"...I remember the sunset, just a hint of coolness in the air, the first fresh breath from the summer heat. It was an adrenaline rush on an early November late afternoon, the sun setting behind the orange and yellow and red maples and the their many branches criss crossing across the canyon roof in their coat or many colors; taking on the appearance of Tiffany glass. No, not stained glass, but more grand, as beautiful as the greatest artist could ever hope to canvas and more vivid than even the great window of Norte Dame as the sun shines through from the east early each Easter morning; a pure and elemental mix of colors and hues and shades, a multiplex of racing imagery that summons up surreal thoughts of how the world must have looked on creation day, a dynamic outburst of bliss that warms the heart and erases the years of maturity and sends your spirit immediately back to the days of your childhood. I a little girl standing before my first and last real sunset it seemed, looking upon the real world only to see a beauty more daring than prose, as it shot through my heart such unyielding emotions of calm and glory all at the same time. For a moment I was lost in time; it was in the Garden of Eden that I stood, amazed at the original beauty of a world without sin or pain or shameful nakedness. To say it was a special moment in a special place is to say far too little..."

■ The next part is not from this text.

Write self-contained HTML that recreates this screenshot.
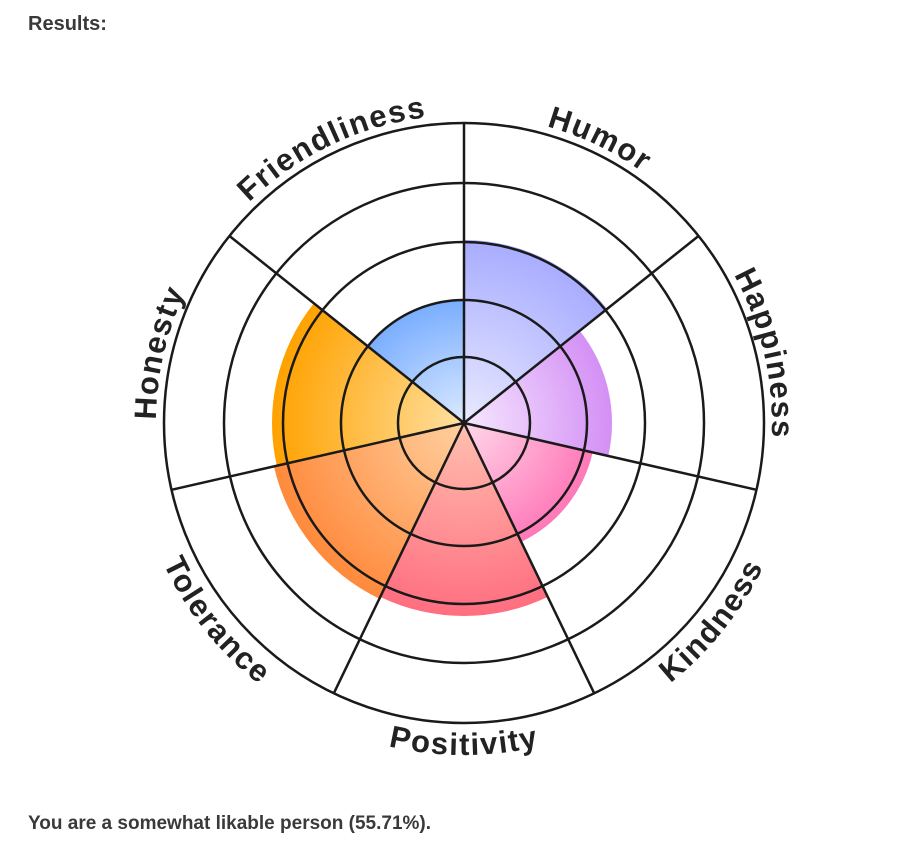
<!DOCTYPE html>
<html><head><meta charset="utf-8"><style>
html,body{margin:0;padding:0;background:#fff;width:911px;height:842px;overflow:hidden}
.t{position:absolute;left:28px;font-family:"Liberation Sans",sans-serif;font-weight:bold;color:#3a3a3a;font-size:20px}
svg{position:absolute;left:0;top:0}
</style></head><body>
<div class="t" style="top:13px">Results:</div>
<div class="t" style="top:813px;font-size:19px">You are a somewhat likable person (55.71%).</div>
<svg width="911" height="842" viewBox="0 0 911 842">
<defs>
<radialGradient id="g1" gradientUnits="userSpaceOnUse" cx="464" cy="423" r="183"><stop offset="0" stop-color="#e8eaff"/><stop offset="1" stop-color="#a8acff"/></radialGradient>
<radialGradient id="g2" gradientUnits="userSpaceOnUse" cx="464" cy="423" r="148"><stop offset="0" stop-color="#f6e8ff"/><stop offset="1" stop-color="#d490f5"/></radialGradient>
<radialGradient id="g3" gradientUnits="userSpaceOnUse" cx="464" cy="423" r="132"><stop offset="0" stop-color="#ffd8ea"/><stop offset="1" stop-color="#ff78b8"/></radialGradient>
<radialGradient id="g4" gradientUnits="userSpaceOnUse" cx="464" cy="423" r="193"><stop offset="0" stop-color="#ffc0b0"/><stop offset="1" stop-color="#ff6e80"/></radialGradient>
<radialGradient id="g5" gradientUnits="userSpaceOnUse" cx="464" cy="423" r="195"><stop offset="0" stop-color="#ffd0a0"/><stop offset="1" stop-color="#ff8a3c"/></radialGradient>
<radialGradient id="g6" gradientUnits="userSpaceOnUse" cx="464" cy="423" r="192"><stop offset="0" stop-color="#ffe0a0"/><stop offset="1" stop-color="#ffa200"/></radialGradient>
<radialGradient id="g7" gradientUnits="userSpaceOnUse" cx="464" cy="423" r="123"><stop offset="0" stop-color="#dceaff"/><stop offset="1" stop-color="#7aaeff"/></radialGradient>
<path id="cw" d="M464,115 A308,308 0 1,1 463.9,115"/>
<path id="ccw" d="M464,91 A332,332 0 1,0 464.1,91"/>
</defs>
<path d="M464,423 L464,240 A183,183 0 0,1 607.1,308.9Z" fill="url(#g1)"/>
<path d="M464,423 L579.7,330.7 A148,148 0 0,1 608.3,455.9Z" fill="url(#g2)"/>
<path d="M464,423 L592.7,452.4 A132,132 0 0,1 521.3,541.9Z" fill="url(#g3)"/>
<path d="M464,423 L547.7,596.9 A193,193 0 0,1 380.3,596.9Z" fill="url(#g4)"/>
<path d="M464,423 L379.4,598.7 A195,195 0 0,1 273.9,466.4Z" fill="url(#g5)"/>
<path d="M464,423 L276.8,465.7 A192,192 0 0,1 313.9,303.3Z" fill="url(#g6)"/>
<path d="M464,423 L367.8,346.3 A123,123 0 0,1 464,300Z" fill="url(#g7)"/>
<g fill="none" stroke="#1a1a1a" stroke-width="2.5">
<circle cx="464" cy="423" r="66"/>
<circle cx="464" cy="423" r="123"/>
<circle cx="464" cy="423" r="181"/>
<circle cx="464" cy="423" r="240"/>
<circle cx="464" cy="423" r="300"/>
<path d="M464,423L464,123M464,423L698.5,236M464,423L756.5,489.8M464,423L594.2,693.3M464,423L333.8,693.3M464,423L171.5,489.8M464,423L229.5,236"/>
</g>
<g font-family="Liberation Sans,sans-serif" font-weight="bold" font-size="31" fill="#222" text-anchor="middle" letter-spacing="1.5">
<text><textPath href="#cw" startOffset="78.6%">Honesty</textPath></text>
<text><textPath href="#cw" startOffset="92.9%">Friendliness</textPath></text>
<text><textPath href="#cw" startOffset="7.1%">Humor</textPath></text>
<text><textPath href="#cw" startOffset="21.4%">Happiness</textPath></text>
<text><textPath href="#ccw" startOffset="35.7%">Tolerance</textPath></text>
<text><textPath href="#ccw" startOffset="50%">Positivity</textPath></text>
<text><textPath href="#ccw" startOffset="64.3%">Kindness</textPath></text>
</g>
</svg>
</body></html>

...Travel Writer Carla Land,
excerpt from her forthcoming book "Mystic Places in Texas"...
If you've never made it to the Lost Canyon country in the southwest part of the Texas Hill Country, then you've missed more than just a casual drive. Surrounded by stark bluffs beneath rolling hills and flat top mesas, limestone canyons are cut by spring fed waters that trickle gently across tree lined meadows into deeper troughs that wind their way through the hills.
This is the land of big ranches and abundant wildlife, some of the finest land in Texas that still resembles the way it looked long before the Comanche made camp beside her splendid springs and pools and hunted deer along the Sabinal river canyon; God's country as they call it around Utopia and Vanderpool and Leakey. And you know it the moment you park your car at Lost Maples State Natural Area parking lot and step out into "the Little Eden of Texas."
This is true any time of year but at the peak fall season (most years), usually in late October or November, the landscape takes on vivid color, perhaps like no place else in Texas. Everyone seems to appreciate the big-tooth maple (Acer grandidentatum), the close relative of the sugar maple. Its spectacular autumn foliage is Texas' answer to the vivid fall colors of New England. The most famous bigtooth maples are those in Lost Maples State Natural Area along the Sabinal River north of Vanderpool. Hordes of tourists hoping to enjoy the colorful foliage jam the highways in that area every fall. Big-tooth maples also grow in other parts of the Edwards Plateau, mostly in canyons of Bandera, Real, Uvalde, and Kendall Counties.
Big-toothed maples in the Hill Country commonly are large shrubs and small trees. The largest may reach 50 feet high and have trunks 10-12 inches in diameter. Some experts say that big-tooth maples grow best where they are protected from the hottest afternoon sun, making the tree-shaded canyons of the Sabinal river valley the perfect place for abundant and healthy growth of these colorful trees.
The park is an outstanding example of Edwards Plateau flora and fauna. It is a combinations of steep, rugged limestone canyons, springs, plateau grasslands, wooded slopes, and clear streams. It features a large, isolated stand of uncommon Uvalde Bigtooth Maple, whose fall foliage can be spectacular. Generally, the foliage changes the last two weeks of October through the first two weeks of November. The park is extremely popular during the fall and is often crowded. Parking is limited to 250 cars, so for maximum enjoyment and serenity, visitors should schedule trips during the weekdays, if possible.
After arriving at the park you will have several choices to make. The trail system throughout the park is comprehensive, and while the colorful maples grow near the streams and springs throughout the park, including the first trail you can take, the secluded Mystic Canyon is perhaps the best place for viewing.
The second hiking trail in the Lost Maples State Natural Area, Mystic Canyon, offers hikers more Bigtooth maples in high-walled, rugged hill country canyons than anywhere else in the park.
Drive about 35 miles west on Texas 39 from Kerrville to RM 187. Take a left on RM 187 and go about 15 miles to the Lost Maples State Natural Area.
Take a left across the Sabinal River to the Can Creek trailhead and park, then go left at the first fork, about 1/2 mile from the start, to begin the loop hike. The right fork is the end of the loop.
Hike through the first steep-walled canyon, past primitive area "D," and up a steep climb onto a ridge. Take the left fork soon after reaching the ridge top. Stay right at the next fork that takes you into Mystic Canyon. Maples will become dense again in the canyon. Hike through Mystic Canyon to a trail fork and takes a right to Can Creek and ponds.
Take a right at the next fork at primitive camp "C," which takes you back to the trailhead.